Starting next year, the families of the JCM association expect to receive at least $800,000 a year ($650 per acre), a major income for a community that had previously lived at subsistence levels. They will use half of that over the first five years of harvest to repay their loan, thus producing a yearly net income of $400,000. Properly managed, their palm trees can be harvested for at least 25 years, so this is highly profitable.

Although the annual income generated by palm is still less than that of coca leaf, there are major advantages: it is legal, has low risk and low maintenance costs, and provides a constant income over time, with expert technical assistance available and a guaranteed market in Palmas (or elsewhere). However, it does not resolve the broader policy challenge posed by illicit drug trafficking. Without more effective efforts to reduce international demand, and extend this kind of market-linked crop substitution to other areas, coca leaves will still be grown for the drug trade in broad stretches of Peru, Bolivia and Colombia.
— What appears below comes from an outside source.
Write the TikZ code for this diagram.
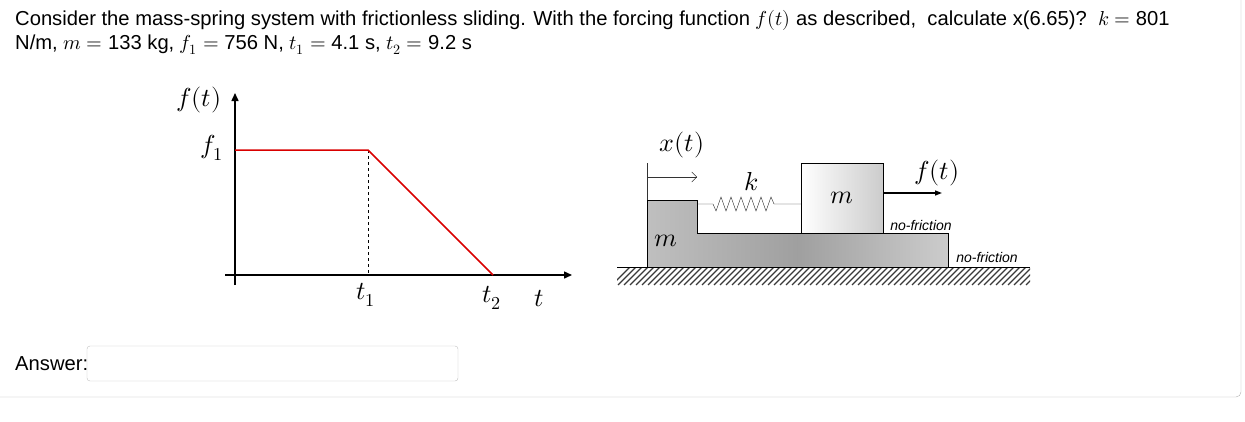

Due to the gradual confidence building between Palmas and JCM and the satisfactory resolution of the land invasion, almost all of the JCM families are now optimistic about their prospects for generating income and educating their children through palm cultivation. Their example, in turn, has motivated other peasants in the area to seek a similar path, away from subsistence agriculture or illegal coca and toward the profitable palm. As the former president (November 2003 – July 2006) of the José Carlos Mariategui Association, Noe Medina, put it, “We grew coca but we’re tired of all the problems linked to terrorism and drug trafficking. Now we have great expectations with this oil palm project. I have children, a family, and we are fine now.”